Monday 23 July 2018 - Monocle Minute | Monocle

Monday. 23/7/2018

The Monocle Minute

Image: Getty Images


Shake on it

Chinese president Xi Jinping is in the midst of his first foreign trip since winning his second term in March, with a tour of sub-Saharan Africa to shore up diplomatic and economic ties there. Having visited Senegal and Rwanda over the weekend, Wednesday will see him attend the annual Brics summit in Johannesburg to discuss the future of clean energy – among other things – and then later in the week, head to Mauritius. Xi is laying the diplomatic groundwork for China’s Belt and Road initiative, the grand economic and infrastructure plan, which will supposedly usher in a new era of globalisation.
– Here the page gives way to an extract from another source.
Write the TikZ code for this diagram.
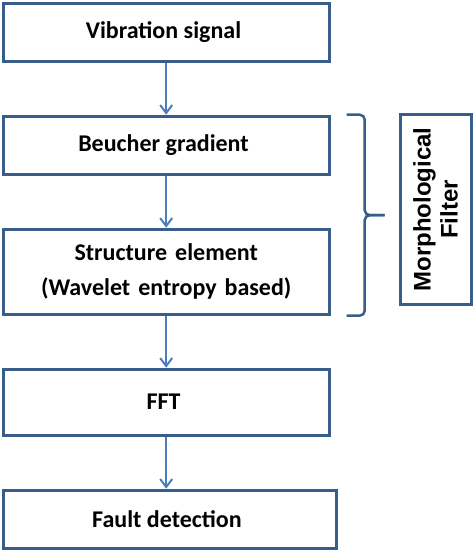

And as China is Africa’s biggest trading partner, the continent remains a key component of this plan. As the tariff war with the US starts to bite and China’s economy shows signs of a slowdown, Xi has his sights trained on the long game.

Image: Getty Images


Lost in translation

The importance of translation should long have been apparent to any politician, not least since John F Kennedy, in his famous speech in 1963, proudly declared to the embattled people of West Berlin that he was a jelly doughnut. Nonetheless, it seems that Theresa May has failed to take this to heart: her Brexit white paper, which has already wreaked havoc on her party and cabinet, is now provoking mirth abroad. A German translation, characterised as “unreadable” and “archaic” by native speakers, has also raised eyebrows at the European Commission, which sees it – and other translations – as an attempt to bypass Brussels’ Brexit negotiators and head straight for the member states. Against this backdrop lies an announcement that May intends to release weekly warnings, bracing the UK’s businesses and public for the increasingly likely possibility of an extremely hard Brexit. If the devil is in the detail, things aren’t looking good. Too many more trivial embarrassments and May risks cementing her legacy – as a Berliner.

Image: Getty Images

Soft power

Sleigh the competition

It’s Christmas in July for Copenhagen as the World Santa Claus Congress kicks off today in the Danish capital. The four-day event will see hundreds of Santas from around the world convene. The annual get-together, which has been running since 1957, is a cross between a professional conference and a cheerful gathering (yes, there’s a parade). But while the event is mostly fun and games, its location is the source of some controversy as the Nordic nations have long battled over which country has a legitimate claim to Santa Claus. In the 1960s the Danes claimed Santa’s real home was in Nuuk, Greenland; meanwhile Norway invested in its own Julehus (Christmas home) in Drøbak, near Oslo; and the Swedes established Mora as Santa Town in the 1980s. (Of course, Monocle has profiled the real Santa, who’s based in Lapland’s Rovaniemi.) The fight over St Nick may seem trivial but it’s an undeniable soft power asset.



Movie magic

For Greeks, watching films under the stars is a highlight of the summer months. Outdoor cinemas pop up across the country so buffs can enjoy movies in the open air on balmy evenings. This is just one of the draws of the Aegean Film Festival, which is running until 29 July on the islands of Patmos and Paros. The festival offers a line-up of debuting international films, from German comedy Forget About Nick to Swedish satire Amateurs. Although it may not have the scale or glitz of bigger film festivals around the world, the gathering is carving out a niche for itself. This has everything to do with the setting: whitewashed buildings, rustic tavernas, remote beaches and a laidback Grecian atmosphere. We’ll take it over the melee of Cannes, Sundance or Tribeca any day.

The Stack

This week we cover new French title about the countryside ‘Regain’, a magazine for all Formula 1 lovers ‘The Rev Journal’ and ‘WeMove’, about health and adventure.

Monocle Films / Tokyo

On the paper trail

Who needs paper in a world dominated by technology? Kenji Hall finds out as he visits Kakimori, a small stationery shop nestled in Tokyo’s Kuramae neighbourhood, which has been bringing customers joy over the course of three generations.